If we want to remember something, we really ought to think hard about it. ‘We remember what we think about’, says Daniel Willingham; the reason we remember is because it’s thinking about new information – processing it, in more technical language – that shuttles it from our short-term memory to the vast, possibly limitless, store that is our long-term memory. Or does it? Fact is that I thought hard about a whole load of stuff for the three years when I was studying at university, but can I remember any of it now? No, I can’t – or it certainly feels like I can’t. Thinking is essential for learning, but it is not sufficient.
Why not? Daniel Willingham came up with three principles of memory that are relevant to this question*:
1. Memories are formed as ‘the residue of thought’ – as already stated above, we tend to remember what we think about. And:
2. Good ‘cues’ are important for remembering things: ‘Your access to things that are stored in your memory will succeed or fail depending on the quality of the cues. one obvious source of forgetting, then, is poor cues. you haven’t really forgotten—you just can’t retrieve the memory at the moment because you don’t have the right cues.’ And:
3. People tend to overestimate what they can remember – we often think we know more than we do.
Since learning is about making sure that knowledge is both in our long-term memory AND readily available to us when we need it (during a test or an exam, for example), how can we use these three principles of memory to help our students learn well?

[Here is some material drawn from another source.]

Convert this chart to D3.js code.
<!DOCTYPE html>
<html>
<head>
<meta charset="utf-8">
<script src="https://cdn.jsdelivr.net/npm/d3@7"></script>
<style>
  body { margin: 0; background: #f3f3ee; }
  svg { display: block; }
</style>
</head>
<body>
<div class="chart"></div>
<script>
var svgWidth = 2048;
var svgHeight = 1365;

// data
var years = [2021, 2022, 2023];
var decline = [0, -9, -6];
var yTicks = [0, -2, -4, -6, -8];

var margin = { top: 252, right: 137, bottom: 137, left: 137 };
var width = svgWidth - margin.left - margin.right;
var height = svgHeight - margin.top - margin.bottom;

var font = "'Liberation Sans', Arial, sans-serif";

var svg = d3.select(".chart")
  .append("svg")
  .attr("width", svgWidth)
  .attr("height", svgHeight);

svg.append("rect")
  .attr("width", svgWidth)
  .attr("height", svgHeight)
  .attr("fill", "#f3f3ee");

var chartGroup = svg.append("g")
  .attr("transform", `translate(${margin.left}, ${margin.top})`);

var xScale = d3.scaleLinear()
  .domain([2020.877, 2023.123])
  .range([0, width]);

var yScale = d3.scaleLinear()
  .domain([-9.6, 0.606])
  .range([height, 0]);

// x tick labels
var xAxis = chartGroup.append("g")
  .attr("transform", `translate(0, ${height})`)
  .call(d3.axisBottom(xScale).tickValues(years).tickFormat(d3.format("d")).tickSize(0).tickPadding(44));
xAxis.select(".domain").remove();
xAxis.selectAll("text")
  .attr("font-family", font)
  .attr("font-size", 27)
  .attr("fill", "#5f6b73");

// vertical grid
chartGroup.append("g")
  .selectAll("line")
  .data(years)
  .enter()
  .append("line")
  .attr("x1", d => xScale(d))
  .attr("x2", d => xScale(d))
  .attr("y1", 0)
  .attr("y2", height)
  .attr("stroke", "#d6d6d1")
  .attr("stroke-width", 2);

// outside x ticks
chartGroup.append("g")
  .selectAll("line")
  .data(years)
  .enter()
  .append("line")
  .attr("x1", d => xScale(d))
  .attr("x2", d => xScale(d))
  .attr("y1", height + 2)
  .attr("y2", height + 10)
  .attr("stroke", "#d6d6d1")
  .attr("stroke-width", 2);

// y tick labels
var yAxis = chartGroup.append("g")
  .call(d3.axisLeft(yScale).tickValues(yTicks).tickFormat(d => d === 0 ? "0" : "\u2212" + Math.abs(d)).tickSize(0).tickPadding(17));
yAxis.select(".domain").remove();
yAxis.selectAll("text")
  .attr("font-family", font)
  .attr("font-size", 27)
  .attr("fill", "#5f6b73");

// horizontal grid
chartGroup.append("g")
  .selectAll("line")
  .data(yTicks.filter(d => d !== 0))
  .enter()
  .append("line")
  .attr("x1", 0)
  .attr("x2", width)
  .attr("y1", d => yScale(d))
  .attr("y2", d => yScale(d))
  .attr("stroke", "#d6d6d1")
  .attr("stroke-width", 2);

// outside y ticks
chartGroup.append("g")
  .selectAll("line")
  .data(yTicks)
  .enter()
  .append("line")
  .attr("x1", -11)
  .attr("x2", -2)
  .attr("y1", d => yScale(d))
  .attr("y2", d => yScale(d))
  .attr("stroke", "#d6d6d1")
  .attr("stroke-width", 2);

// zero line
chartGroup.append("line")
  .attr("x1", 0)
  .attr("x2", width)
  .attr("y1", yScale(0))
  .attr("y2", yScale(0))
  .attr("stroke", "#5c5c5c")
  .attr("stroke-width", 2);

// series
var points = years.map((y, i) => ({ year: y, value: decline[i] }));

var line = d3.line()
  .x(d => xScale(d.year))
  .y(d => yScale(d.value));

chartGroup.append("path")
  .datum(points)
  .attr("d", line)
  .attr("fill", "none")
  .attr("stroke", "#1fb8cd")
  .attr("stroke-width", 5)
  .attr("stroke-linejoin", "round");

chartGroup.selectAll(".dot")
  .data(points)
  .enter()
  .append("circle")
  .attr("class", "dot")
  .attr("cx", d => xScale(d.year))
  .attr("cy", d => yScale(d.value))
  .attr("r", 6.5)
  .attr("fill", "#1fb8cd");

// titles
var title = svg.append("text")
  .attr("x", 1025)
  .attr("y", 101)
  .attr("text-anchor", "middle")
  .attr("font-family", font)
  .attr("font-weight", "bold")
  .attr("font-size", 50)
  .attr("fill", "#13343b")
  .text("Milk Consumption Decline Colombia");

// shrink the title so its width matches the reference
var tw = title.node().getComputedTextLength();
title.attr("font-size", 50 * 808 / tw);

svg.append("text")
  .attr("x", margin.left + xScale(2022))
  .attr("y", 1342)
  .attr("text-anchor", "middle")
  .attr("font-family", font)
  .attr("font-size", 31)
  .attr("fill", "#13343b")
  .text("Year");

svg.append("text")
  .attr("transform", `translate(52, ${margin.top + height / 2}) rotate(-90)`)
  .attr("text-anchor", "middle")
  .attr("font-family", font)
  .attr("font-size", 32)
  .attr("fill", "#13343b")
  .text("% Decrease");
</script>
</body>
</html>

The first principle emphasises the importance of the specific activities teachers use to help learners engage with new information. Obviously, we need to design activities that oblige our students to think hard about the information we want them to learn: activities such as asking and answering questions, writing summaries, discussing key points with others, and ‘teaching’ others are typical activities that teachers use to get students to think about new information.
There’s another key point to be made about this first principle: we can’t think hard about something that we know very little about. If, like me, you lack advanced scientific knowledge, try thinking hard about the science behind a supernova. I come from a small place outside Derry in Northern Ireland, called ‘Prehen’ – try thinking hard about where the name ‘Prehen’ comes from (no, it has nothing to do with hens!). The point here is that background knowledge is essential for thinking; without it, thinking is very limited. So, as teachers we have to carefully build students’ background knowledge so they have the tools with which to think, so they can build more knowledge.

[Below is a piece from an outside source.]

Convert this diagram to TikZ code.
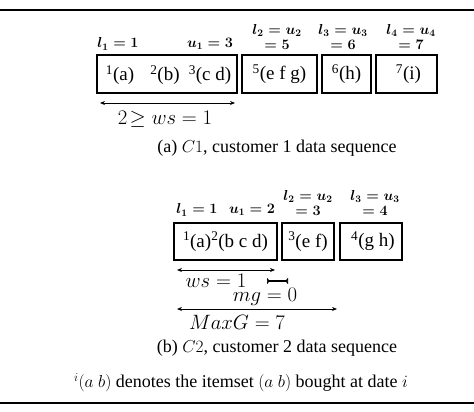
\documentclass[tikz,border=0pt]{standalone}
\usepackage{fontspec}
\setmainfont{Liberation Serif}
\usetikzlibrary{arrows.meta}
\begin{document}
\begin{tikzpicture}[x=1pt,y=-1pt,
  seqbox/.style={draw,line width=1.4pt,rectangle,inner sep=0pt,font=\fontsize{19}{21}\selectfont},
  itemtxt/.style={inner sep=0pt,font=\fontsize{19}{21}\selectfont},
  lbl/.style={inner sep=0pt,align=center,font=\fontsize{14}{15}\selectfont\boldmath},
  mathlbl/.style={inner sep=0pt,font=\fontsize{19.5}{21}\selectfont},
  caption/.style={inner sep=0pt,font=\fontsize{18}{20}\selectfont},
  span/.style={line width=0.9pt,{Stealth[length=5pt,width=4pt]}-{Stealth[length=5pt,width=4pt]}},
  gap/.style={line width=1.2pt,{Latex[reversed,length=3pt,width=7pt]}-{Latex[reversed,length=3pt,width=7pt]}}
]
\useasboundingbox (0,0) rectangle (474,412);
\draw[line width=1.5pt] (0,10) -- (474,10);
\draw[line width=2pt] (0,403) -- (474,403);

% ---- (a) C1
\node[seqbox,minimum width=140pt,minimum height=38pt] (a1) at (167,74) {};
\node[itemtxt] (a1i1) at (120,75) {\textsuperscript{1}(a)};
\node[itemtxt] (a1i2) at (165,75) {\textsuperscript{2}(b)};
\node[itemtxt] (a1i3) at (210,75) {\textsuperscript{3}(c d)};
\node[seqbox,minimum width=75pt,minimum height=38pt] (a2) at (279.5,74) {\textsuperscript{5}(e f g)};
\node[seqbox,minimum width=49pt,minimum height=38pt] (a3) at (346.5,74) {\textsuperscript{6}(h)};
\node[seqbox,minimum width=61pt,minimum height=38pt] (a4) at (406.5,74) {\hspace*{4pt}\textsuperscript{7}(i)};

\node[lbl] (al1) at (118,44) {$l_1=1$};
\node[lbl] (au1) at (210,44) {$u_1=3$};
\node[lbl] (al2) at (277,37) {$l_2=u_2$\\$=5$};
\node[lbl] (al3) at (343,37) {$l_3=u_3$\\$=6$};
\node[lbl] (al4) at (411,37) {$l_4=u_4$\\$=7$};

\coordinate (aws1) at (100,103);
\coordinate (aws2) at (235,103);
\draw[span] (aws1) -- (aws2);
\node[mathlbl] (awst) at (165,119) {$2\!\geq ws=1$};
\node[caption] (capa) at (277,148) {(a) $C1$, customer 1 data sequence};

% ---- (b) C2
\node[seqbox,minimum width=103pt,minimum height=37pt] (b1) at (225.5,241.5) {\textsuperscript{1}(a)\textsuperscript{2}(b c d)};
\node[seqbox,minimum width=52pt,minimum height=37pt] (b2) at (308,241.5) {\textsuperscript{3}(e f)};
\node[seqbox,minimum width=62pt,minimum height=37pt] (b3) at (371,241.5) {\hspace*{4pt}\textsuperscript{4}(g h)};

\node[lbl] (bl1) at (197,210) {$l_1=1$};
\node[lbl] (bu1) at (252,210) {$u_1=2$};
\node[lbl] (bl2) at (308,203) {$l_2=u_2$\\$=3$};
\node[lbl] (bl3) at (375,203) {$l_3=u_3$\\$=4$};

\coordinate (bws1) at (177,270);
\coordinate (bws2) at (275,270);
\draw[span] (bws1) -- (bws2);
\node[mathlbl] (bwst) at (216,281) {$ws=1$};
\coordinate (bmg1) at (267,281);
\coordinate (bmg2) at (288,281);
\draw[gap] (bmg1) -- (bmg2);
\node[mathlbl] (bmgt) at (265,297) {$mg=0$};
\coordinate (bmx1) at (177,309);
\coordinate (bmx2) at (337,309);
\draw[span] (bmx1) -- (bmx2);
\node[mathlbl] (bmxt) at (237,322) {$MaxG=7$};
\node[caption] (capb) at (277,348) {(b) $C2$, customer 2 data sequence};

\node[caption] (foot) at (241,383) {$^i(a\ b)$ denotes the itemset $(a\ b)$ bought at date $i$};
\end{tikzpicture}
\end{document}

The second principle emphasises the importance of effective ‘cues’. Cues are bits of information that are the starting point for retrieving a memory. Questions are the most obvious cues that we can use : ‘What is 5 times 7?’ ‘The capital of France is…? ‘What does exothermic mean?’ These questions can act as cues for us to retrieve key information, which in this case is the answers to the three questions. Images often act as cues, too, which is one reason why images can be very helpful in creating solid memories.

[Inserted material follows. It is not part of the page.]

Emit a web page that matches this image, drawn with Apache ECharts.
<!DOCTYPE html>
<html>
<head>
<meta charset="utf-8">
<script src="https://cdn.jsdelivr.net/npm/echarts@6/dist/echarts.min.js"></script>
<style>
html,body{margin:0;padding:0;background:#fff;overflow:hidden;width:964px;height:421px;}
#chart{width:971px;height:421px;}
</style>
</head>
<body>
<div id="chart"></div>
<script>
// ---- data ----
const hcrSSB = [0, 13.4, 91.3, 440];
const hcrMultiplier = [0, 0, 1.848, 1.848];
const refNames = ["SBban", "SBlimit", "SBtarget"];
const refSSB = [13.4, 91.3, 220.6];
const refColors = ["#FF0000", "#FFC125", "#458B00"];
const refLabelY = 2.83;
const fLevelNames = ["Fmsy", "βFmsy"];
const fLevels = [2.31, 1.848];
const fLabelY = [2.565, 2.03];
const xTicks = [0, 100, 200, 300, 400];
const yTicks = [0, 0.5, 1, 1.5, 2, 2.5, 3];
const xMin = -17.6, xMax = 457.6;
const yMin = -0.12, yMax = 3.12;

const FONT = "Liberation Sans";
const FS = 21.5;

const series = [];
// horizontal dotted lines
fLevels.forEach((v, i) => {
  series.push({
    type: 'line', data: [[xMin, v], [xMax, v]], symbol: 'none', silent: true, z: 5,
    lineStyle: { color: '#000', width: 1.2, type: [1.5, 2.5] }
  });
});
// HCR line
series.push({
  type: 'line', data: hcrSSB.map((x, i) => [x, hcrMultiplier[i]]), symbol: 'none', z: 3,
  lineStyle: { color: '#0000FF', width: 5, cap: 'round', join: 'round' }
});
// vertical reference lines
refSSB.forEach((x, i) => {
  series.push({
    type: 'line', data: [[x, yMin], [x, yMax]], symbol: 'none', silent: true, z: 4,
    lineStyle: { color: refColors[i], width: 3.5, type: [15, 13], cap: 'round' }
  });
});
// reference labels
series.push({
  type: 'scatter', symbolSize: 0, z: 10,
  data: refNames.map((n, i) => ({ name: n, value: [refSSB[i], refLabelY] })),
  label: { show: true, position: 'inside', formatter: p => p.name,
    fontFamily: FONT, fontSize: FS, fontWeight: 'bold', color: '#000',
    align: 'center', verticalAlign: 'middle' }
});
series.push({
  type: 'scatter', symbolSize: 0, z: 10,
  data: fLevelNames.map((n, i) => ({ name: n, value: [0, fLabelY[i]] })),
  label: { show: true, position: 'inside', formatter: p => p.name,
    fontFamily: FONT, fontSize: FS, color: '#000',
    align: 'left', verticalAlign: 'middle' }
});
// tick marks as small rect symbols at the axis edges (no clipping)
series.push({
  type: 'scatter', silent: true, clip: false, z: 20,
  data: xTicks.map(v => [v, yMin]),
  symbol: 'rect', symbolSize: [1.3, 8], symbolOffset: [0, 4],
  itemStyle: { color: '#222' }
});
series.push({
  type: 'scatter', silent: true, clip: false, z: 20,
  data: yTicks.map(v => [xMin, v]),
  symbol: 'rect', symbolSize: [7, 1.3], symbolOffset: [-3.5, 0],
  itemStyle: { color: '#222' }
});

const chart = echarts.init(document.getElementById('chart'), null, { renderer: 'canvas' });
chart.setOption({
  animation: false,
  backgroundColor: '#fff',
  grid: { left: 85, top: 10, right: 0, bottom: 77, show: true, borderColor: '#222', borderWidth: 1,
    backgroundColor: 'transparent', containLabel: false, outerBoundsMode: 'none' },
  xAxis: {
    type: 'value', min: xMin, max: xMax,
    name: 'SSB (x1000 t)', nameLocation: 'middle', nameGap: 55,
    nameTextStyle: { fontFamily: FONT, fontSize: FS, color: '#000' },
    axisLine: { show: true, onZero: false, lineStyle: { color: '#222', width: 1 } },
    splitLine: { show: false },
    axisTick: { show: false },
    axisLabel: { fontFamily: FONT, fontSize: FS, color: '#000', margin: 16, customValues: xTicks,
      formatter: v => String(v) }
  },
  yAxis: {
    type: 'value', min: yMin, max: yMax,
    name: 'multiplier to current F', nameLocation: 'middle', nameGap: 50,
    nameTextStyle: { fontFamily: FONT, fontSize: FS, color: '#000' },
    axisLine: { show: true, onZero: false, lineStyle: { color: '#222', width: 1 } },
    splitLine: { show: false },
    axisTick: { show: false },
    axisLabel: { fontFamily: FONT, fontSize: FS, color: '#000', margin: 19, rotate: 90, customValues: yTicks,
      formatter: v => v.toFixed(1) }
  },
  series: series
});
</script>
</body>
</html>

The third principle is about the importance of systematic retrieval practice, the absence of which is, I believe, by far the biggest reason we don’t remember things over time. Going back to my university studies, I feel strongly that I understood a lot of what I was studying at that time, but what I really never did – beyond a bit of desperate cramming pre-exams – was to go over what I was learning; I didn’t retrieve it again and again and there was certainly nothing systematic about my approach. There were two reasons for that: one, I was a bit lazy – more interested in my social life and my sport than my studies – and, two, I had no idea then that systematic retrieval practice was the closest thing we have to a magic learning recipe. We absolutely have to go over our learning, systematically – by which I essentially mean with focus and concentration, at regular intervals – for it to have the best chance of sticking in our long-term memory.
Willingham’s third principle is about something else, too: how can we combat the entirely natural tendency to overestimate what we know? Only by testing ourselves. We can’t hide from a good test. A good test provides us with a forensic examination of what we know, and what we don’t know. If in doubt, test. And if not in doubt, test. And fill in those learning gaps.
One of the biggest questions around learning for school leaders and individual teachers has to be: what is the best system for enabling every learner to systematically retrieve their key learning over time? The answer to that question propels us towards the best recipe for learning, and careful consideration of the question is why, at Hinchingbrooke, we are asking our teachers to construct knowledge organisers, our students to self-quiz and their teachers to quiz them and test them. We are still in the early days of this new system and we will no doubt need to tweak it and tweak it, but it feels like the right approach and I honestly cannot think of a better one at this time.
*Extracted from the article by Daniel Willingham published in the Winter 2008-9 edition of the ‘American Educator’ periodical.